Go through the data below and copy it exactly, skipping every picture.

_ _ _ _ _

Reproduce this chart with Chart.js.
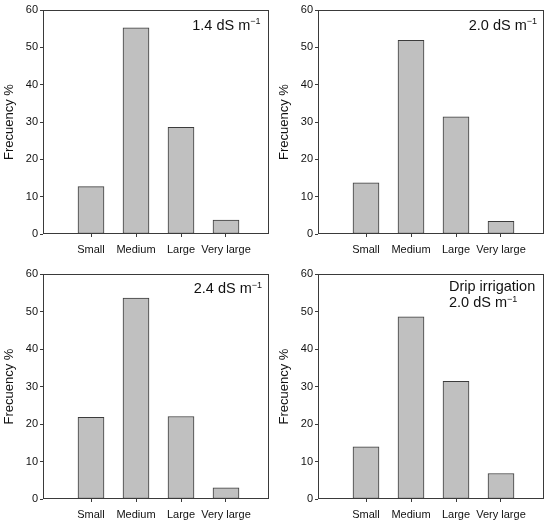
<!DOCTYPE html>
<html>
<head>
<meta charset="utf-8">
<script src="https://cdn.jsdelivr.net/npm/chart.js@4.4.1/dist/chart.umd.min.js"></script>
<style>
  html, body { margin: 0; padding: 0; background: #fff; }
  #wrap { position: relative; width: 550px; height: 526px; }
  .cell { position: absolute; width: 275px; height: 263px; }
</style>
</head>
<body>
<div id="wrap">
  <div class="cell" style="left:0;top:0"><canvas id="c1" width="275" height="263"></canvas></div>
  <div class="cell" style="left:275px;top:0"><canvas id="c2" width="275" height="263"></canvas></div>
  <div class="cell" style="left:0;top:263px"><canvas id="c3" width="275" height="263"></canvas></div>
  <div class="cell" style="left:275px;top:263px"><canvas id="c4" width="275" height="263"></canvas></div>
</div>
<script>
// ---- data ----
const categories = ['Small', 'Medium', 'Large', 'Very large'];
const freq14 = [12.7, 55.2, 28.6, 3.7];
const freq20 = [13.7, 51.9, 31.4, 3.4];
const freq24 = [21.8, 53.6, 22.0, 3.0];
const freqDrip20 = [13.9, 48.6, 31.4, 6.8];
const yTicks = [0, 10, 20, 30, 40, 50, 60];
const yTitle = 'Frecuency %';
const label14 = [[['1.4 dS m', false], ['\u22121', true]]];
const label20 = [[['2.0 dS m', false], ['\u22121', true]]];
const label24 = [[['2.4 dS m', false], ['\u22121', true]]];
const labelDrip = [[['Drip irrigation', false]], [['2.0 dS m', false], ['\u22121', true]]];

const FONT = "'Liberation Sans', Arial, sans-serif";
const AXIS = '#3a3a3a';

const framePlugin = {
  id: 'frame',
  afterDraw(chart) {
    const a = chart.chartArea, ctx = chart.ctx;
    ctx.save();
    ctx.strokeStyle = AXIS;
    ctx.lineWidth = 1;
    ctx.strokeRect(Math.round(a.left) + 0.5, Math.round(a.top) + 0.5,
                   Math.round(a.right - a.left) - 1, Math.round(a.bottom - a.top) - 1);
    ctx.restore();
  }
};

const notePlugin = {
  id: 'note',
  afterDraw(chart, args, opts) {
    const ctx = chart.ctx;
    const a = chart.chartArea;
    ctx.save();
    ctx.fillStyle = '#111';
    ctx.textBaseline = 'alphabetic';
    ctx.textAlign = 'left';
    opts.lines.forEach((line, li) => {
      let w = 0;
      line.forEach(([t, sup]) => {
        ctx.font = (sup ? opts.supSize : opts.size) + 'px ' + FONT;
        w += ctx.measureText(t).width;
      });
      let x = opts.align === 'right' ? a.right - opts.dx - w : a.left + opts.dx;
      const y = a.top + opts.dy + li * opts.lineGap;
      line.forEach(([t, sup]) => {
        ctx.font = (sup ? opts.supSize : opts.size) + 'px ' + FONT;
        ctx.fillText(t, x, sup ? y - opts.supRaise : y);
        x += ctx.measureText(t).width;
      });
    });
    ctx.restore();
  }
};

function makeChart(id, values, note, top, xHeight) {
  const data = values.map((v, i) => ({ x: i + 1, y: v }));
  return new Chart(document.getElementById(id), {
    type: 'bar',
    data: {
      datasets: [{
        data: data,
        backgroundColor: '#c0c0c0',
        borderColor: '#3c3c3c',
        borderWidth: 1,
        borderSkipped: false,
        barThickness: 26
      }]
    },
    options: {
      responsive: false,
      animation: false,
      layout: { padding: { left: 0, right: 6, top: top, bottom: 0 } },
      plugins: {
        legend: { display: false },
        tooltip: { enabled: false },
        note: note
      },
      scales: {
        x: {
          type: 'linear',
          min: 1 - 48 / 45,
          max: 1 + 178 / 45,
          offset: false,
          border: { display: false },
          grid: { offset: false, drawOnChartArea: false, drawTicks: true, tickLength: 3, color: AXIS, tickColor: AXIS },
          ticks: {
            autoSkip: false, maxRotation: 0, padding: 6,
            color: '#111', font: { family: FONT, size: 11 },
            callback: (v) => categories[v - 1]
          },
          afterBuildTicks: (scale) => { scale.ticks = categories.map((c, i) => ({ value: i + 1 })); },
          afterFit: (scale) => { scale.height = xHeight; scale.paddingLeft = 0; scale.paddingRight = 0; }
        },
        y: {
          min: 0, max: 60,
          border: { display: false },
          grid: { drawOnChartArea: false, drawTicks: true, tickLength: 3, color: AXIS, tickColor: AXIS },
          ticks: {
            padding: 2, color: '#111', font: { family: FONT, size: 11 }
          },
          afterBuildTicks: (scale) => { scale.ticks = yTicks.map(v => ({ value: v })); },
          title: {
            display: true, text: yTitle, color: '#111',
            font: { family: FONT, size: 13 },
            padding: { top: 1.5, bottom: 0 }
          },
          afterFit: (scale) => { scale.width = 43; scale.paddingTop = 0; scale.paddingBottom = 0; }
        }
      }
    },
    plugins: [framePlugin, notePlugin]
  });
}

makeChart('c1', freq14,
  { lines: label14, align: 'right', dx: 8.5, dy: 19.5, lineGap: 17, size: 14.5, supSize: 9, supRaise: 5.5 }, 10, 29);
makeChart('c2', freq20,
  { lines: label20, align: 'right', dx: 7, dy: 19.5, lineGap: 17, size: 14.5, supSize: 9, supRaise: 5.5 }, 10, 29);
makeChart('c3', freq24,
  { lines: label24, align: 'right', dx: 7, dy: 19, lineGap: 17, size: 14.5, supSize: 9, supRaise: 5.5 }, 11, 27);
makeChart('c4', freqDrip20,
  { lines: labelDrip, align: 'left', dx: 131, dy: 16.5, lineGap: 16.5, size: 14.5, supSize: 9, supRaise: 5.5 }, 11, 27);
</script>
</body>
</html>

_ _ _ _ _

[Problem solution]
Reproduce this chart with Chart.js.
<!DOCTYPE html>
<html>
<head>
<meta charset="utf-8">
<script src="https://cdn.jsdelivr.net/npm/chart.js@4.4.1/dist/chart.umd.min.js"></script>
<style>
  html, body { margin: 0; padding: 0; background: #fff; }
  #wrap { position: relative; width: 550px; height: 526px; }
  .cell { position: absolute; width: 275px; height: 263px; }
</style>
</head>
<body>
<div id="wrap">
  <div class="cell" style="left:0;top:0"><canvas id="c1" width="275" height="263"></canvas></div>
  <div class="cell" style="left:275px;top:0"><canvas id="c2" width="275" height="263"></canvas></div>
  <div class="cell" style="left:0;top:263px"><canvas id="c3" width="275" height="263"></canvas></div>
  <div class="cell" style="left:275px;top:263px"><canvas id="c4" width="275" height="263"></canvas></div>
</div>
<script>
// ---- data ----
const categories = ['Small', 'Medium', 'Large', 'Very large'];
const freq14 = [12.7, 55.2, 28.6, 3.7];
const freq20 = [13.7, 51.9, 31.4, 3.4];
const freq24 = [21.8, 53.6, 22.0, 3.0];
const freqDrip20 = [13.9, 48.6, 31.4, 6.8];
const yTicks = [0, 10, 20, 30, 40, 50, 60];
const yTitle = 'Frecuency %';
const label14 = [[['1.4 dS m', false], ['\u22121', true]]];
const label20 = [[['2.0 dS m', false], ['\u22121', true]]];
const label24 = [[['2.4 dS m', false], ['\u22121', true]]];
const labelDrip = [[['Drip irrigation', false]], [['2.0 dS m', false], ['\u22121', true]]];

const FONT = "'Liberation Sans', Arial, sans-serif";
const AXIS = '#3a3a3a';

const framePlugin = {
  id: 'frame',
  afterDraw(chart) {
    const a = chart.chartArea, ctx = chart.ctx;
    ctx.save();
    ctx.strokeStyle = AXIS;
    ctx.lineWidth = 1;
    ctx.strokeRect(Math.round(a.left) + 0.5, Math.round(a.top) + 0.5,
                   Math.round(a.right - a.left) - 1, Math.round(a.bottom - a.top) - 1);
    ctx.restore();
  }
};

const notePlugin = {
  id: 'note',
  afterDraw(chart, args, opts) {
    const ctx = chart.ctx;
    const a = chart.chartArea;
    ctx.save();
    ctx.fillStyle = '#111';
    ctx.textBaseline = 'alphabetic';
    ctx.textAlign = 'left';
    opts.lines.forEach((line, li) => {
      let w = 0;
      line.forEach(([t, sup]) => {
        ctx.font = (sup ? opts.supSize : opts.size) + 'px ' + FONT;
        w += ctx.measureText(t).width;
      });
      let x = opts.align === 'right' ? a.right - opts.dx - w : a.left + opts.dx;
      const y = a.top + opts.dy + li * opts.lineGap;
      line.forEach(([t, sup]) => {
        ctx.font = (sup ? opts.supSize : opts.size) + 'px ' + FONT;
        ctx.fillText(t, x, sup ? y - opts.supRaise : y);
        x += ctx.measureText(t).width;
      });
    });
    ctx.restore();
  }
};

function makeChart(id, values, note, top, xHeight) {
  const data = values.map((v, i) => ({ x: i + 1, y: v }));
  return new Chart(document.getElementById(id), {
    type: 'bar',
    data: {
      datasets: [{
        data: data,
        backgroundColor: '#c0c0c0',
        borderColor: '#3c3c3c',
        borderWidth: 1,
        borderSkipped: false,
        barThickness: 26
      }]
    },
    options: {
      responsive: false,
      animation: false,
      layout: { padding: { left: 0, right: 6, top: top, bottom: 0 } },
      plugins: {
        legend: { display: false },
        tooltip: { enabled: false },
        note: note
      },
      scales: {
        x: {
          type: 'linear',
          min: 1 - 48 / 45,
          max: 1 + 178 / 45,
          offset: false,
          border: { display: false },
          grid: { offset: false, drawOnChartArea: false, drawTicks: true, tickLength: 3, color: AXIS, tickColor: AXIS },
          ticks: {
            autoSkip: false, maxRotation: 0, padding: 6,
            color: '#111', font: { family: FONT, size: 11 },
            callback: (v) => categories[v - 1]
          },
          afterBuildTicks: (scale) => { scale.ticks = categories.map((c, i) => ({ value: i + 1 })); },
          afterFit: (scale) => { scale.height = xHeight; scale.paddingLeft = 0; scale.paddingRight = 0; }
        },
        y: {
          min: 0, max: 60,
          border: { display: false },
          grid: { drawOnChartArea: false, drawTicks: true, tickLength: 3, color: AXIS, tickColor: AXIS },
          ticks: {
            padding: 2, color: '#111', font: { family: FONT, size: 11 }
          },
          afterBuildTicks: (scale) => { scale.ticks = yTicks.map(v => ({ value: v })); },
          title: {
            display: true, text: yTitle, color: '#111',
            font: { family: FONT, size: 13 },
            padding: { top: 1.5, bottom: 0 }
          },
          afterFit: (scale) => { scale.width = 43; scale.paddingTop = 0; scale.paddingBottom = 0; }
        }
      }
    },
    plugins: [framePlugin, notePlugin]
  });
}

makeChart('c1', freq14,
  { lines: label14, align: 'right', dx: 8.5, dy: 19.5, lineGap: 17, size: 14.5, supSize: 9, supRaise: 5.5 }, 10, 29);
makeChart('c2', freq20,
  { lines: label20, align: 'right', dx: 7, dy: 19.5, lineGap: 17, size: 14.5, supSize: 9, supRaise: 5.5 }, 10, 29);
makeChart('c3', freq24,
  { lines: label24, align: 'right', dx: 7, dy: 19, lineGap: 17, size: 14.5, supSize: 9, supRaise: 5.5 }, 11, 27);
makeChart('c4', freqDrip20,
  { lines: labelDrip, align: 'left', dx: 131, dy: 16.5, lineGap: 16.5, size: 14.5, supSize: 9, supRaise: 5.5 }, 11, 27);
</script>
</body>
</html>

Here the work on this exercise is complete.